Little Chef
Buffalo Chicken With Pluck'd Tomatoes by Realfoodwithgratitude
Saucy buffalo chicken topped with fresh Pluck'd tomatoes for a bold, vibrant bite.
Serves: 4Prep: 10 minCook: 25 min
Ingredients
- 1.5 lbs boneless, skinless chicken breasts or thighs
- 1/2 cup buffalo sauce (e.g. Frank's RedHot)

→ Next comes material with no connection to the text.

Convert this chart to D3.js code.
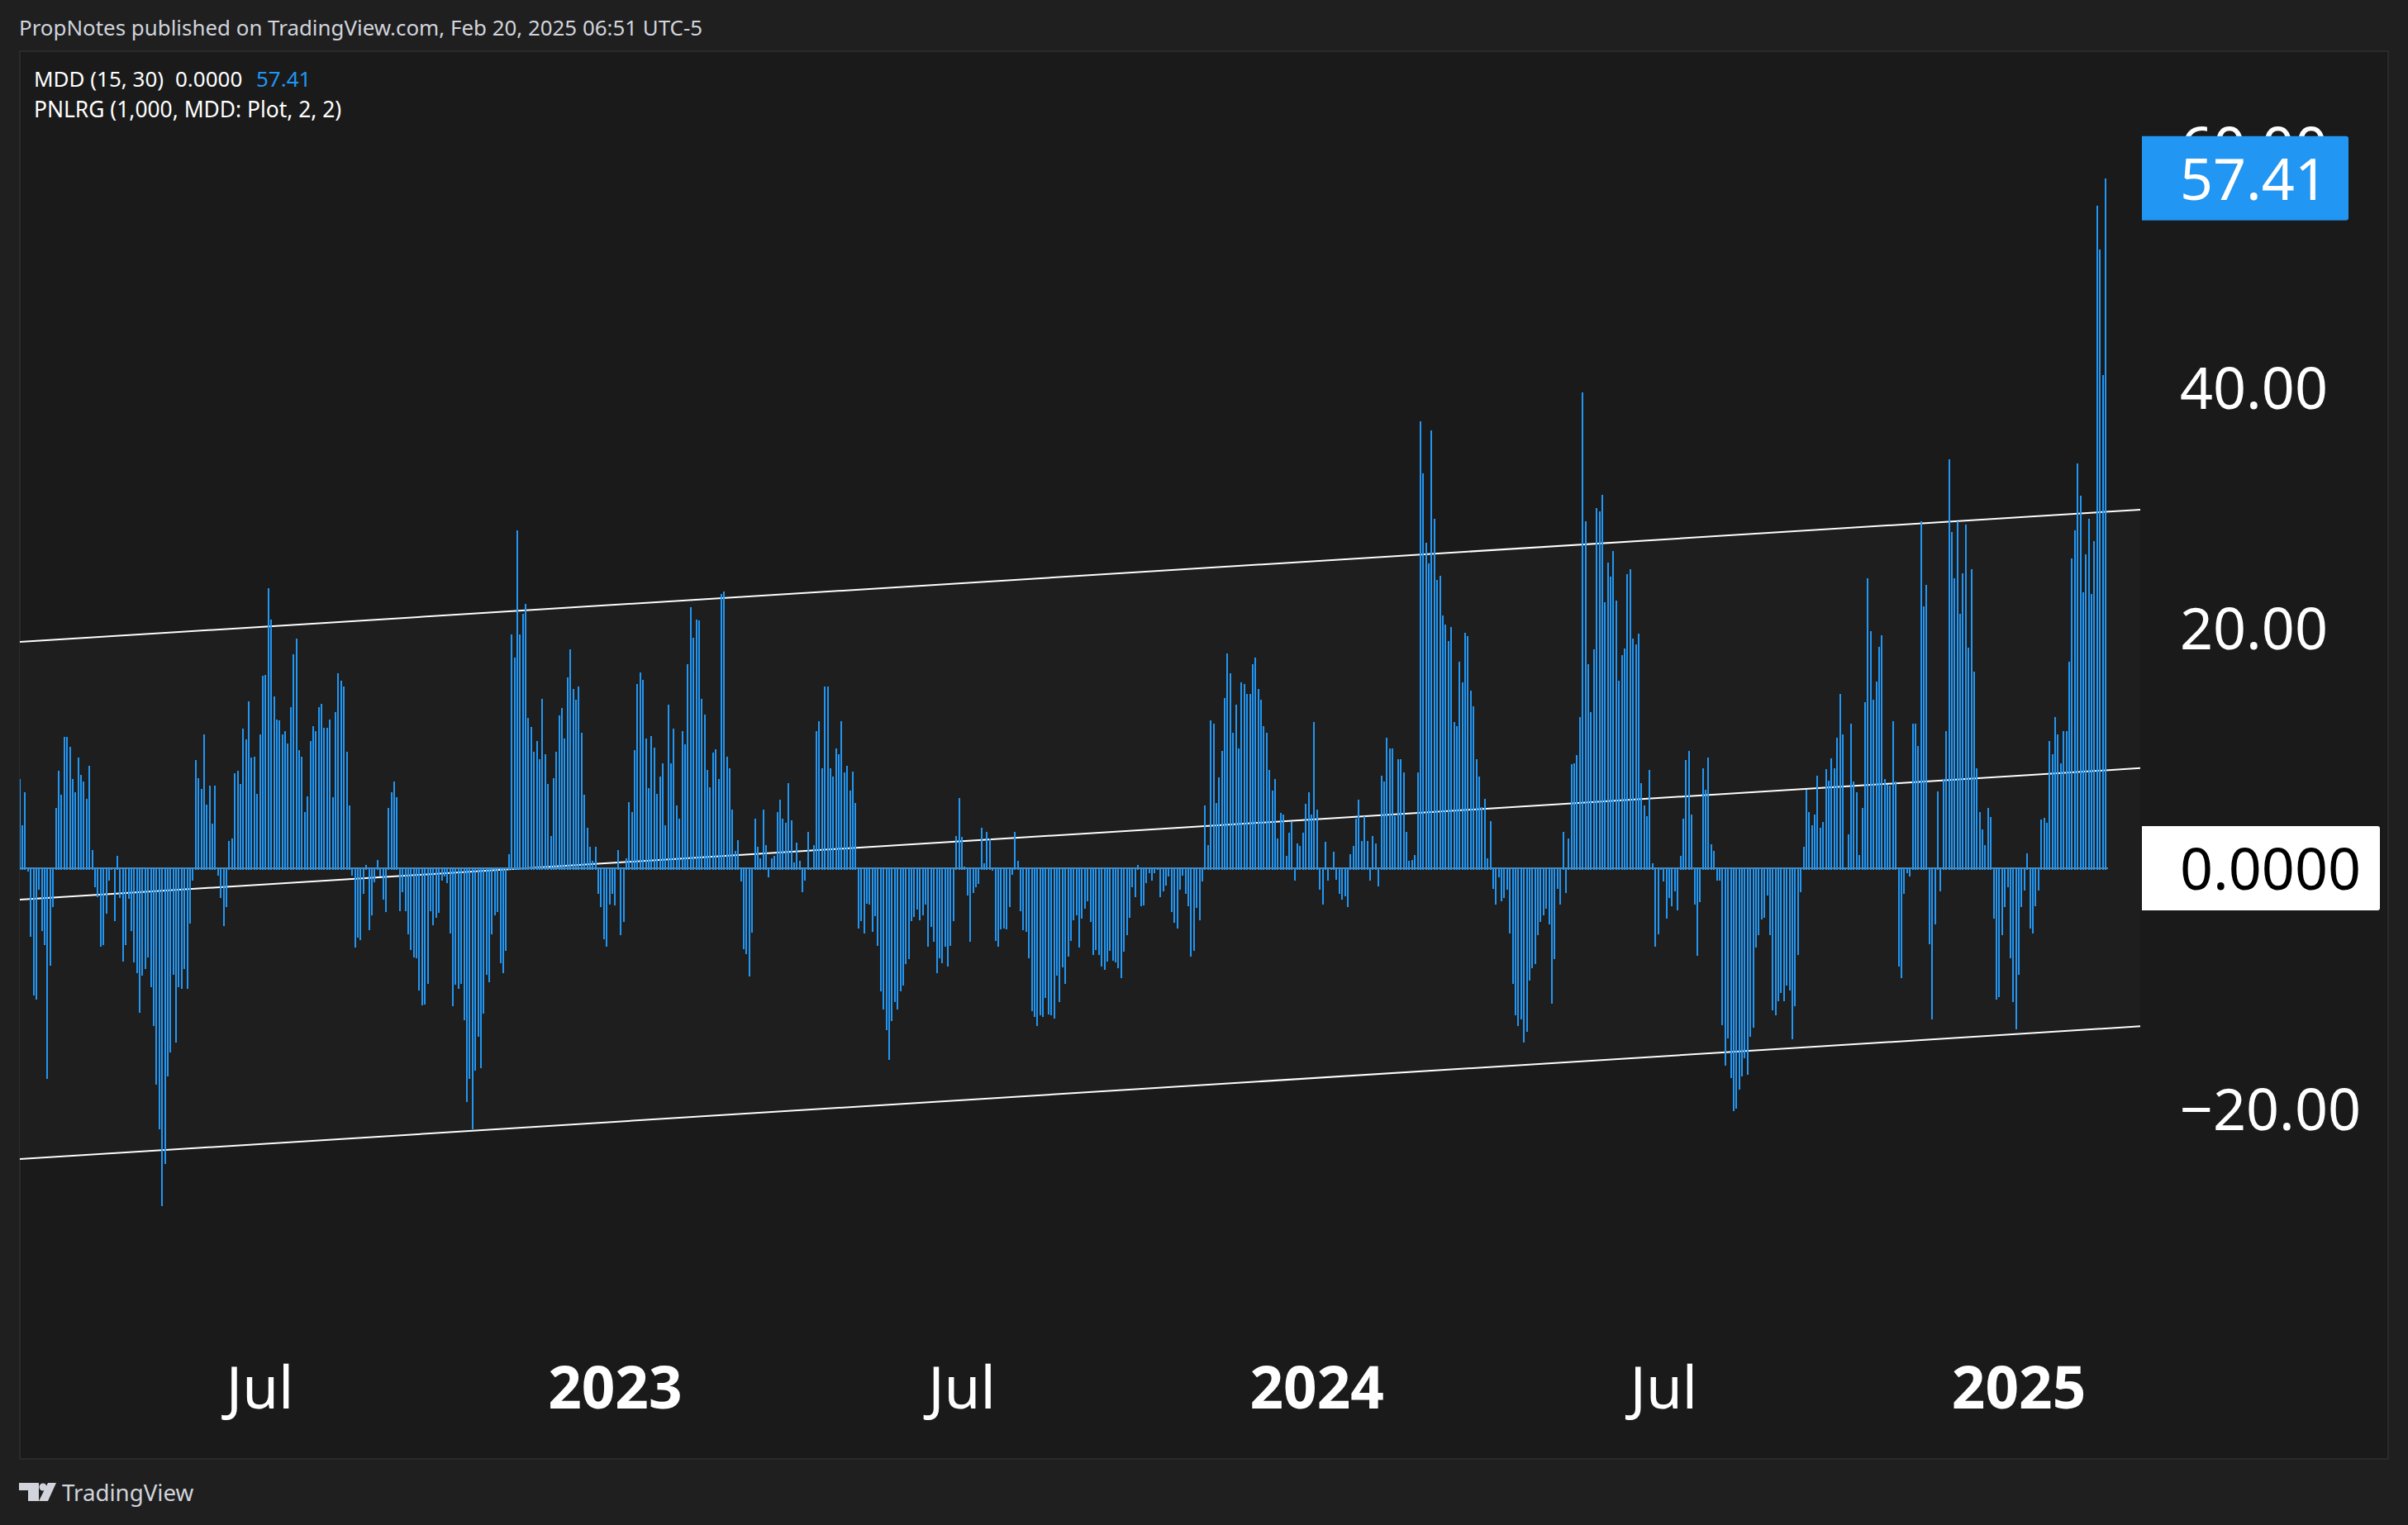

- 2 tbsp unsalted butter, melted
- 1 tbsp olive oil
- 1 tsp garlic powder
- 1 tsp onion powder
- 1/2 tsp smoked paprika
- 1/2 tsp salt
- 1/4 tsp black pepper
- 1 cup Pluck'd cherry or cocktail tomatoes, halved
- 2 tbsp fresh parsley or chives, chopped (for garnish)
Instructions
- Preheat oven to 400°F (200°C) and line a baking sheet with foil or parchment.
- Pat chicken dry, then rub with olive oil, garlic powder, onion powder, smoked paprika, salt, and pepper.
- Place chicken on the prepared baking sheet and bake for 20–25 minutes, or until internal temperature reaches 165°F.
- While chicken bakes, whisk together buffalo sauce and melted butter in a small bowl.
- Remove chicken from oven and brush generously with the buffalo butter sauce, then return to oven for 3–5 minutes to caramelize.
- Rest chicken for 5 minutes, then slice or shred as desired.
- Top with halved Pluck'd tomatoes and fresh herbs, and drizzle with any remaining buffalo sauce before serving.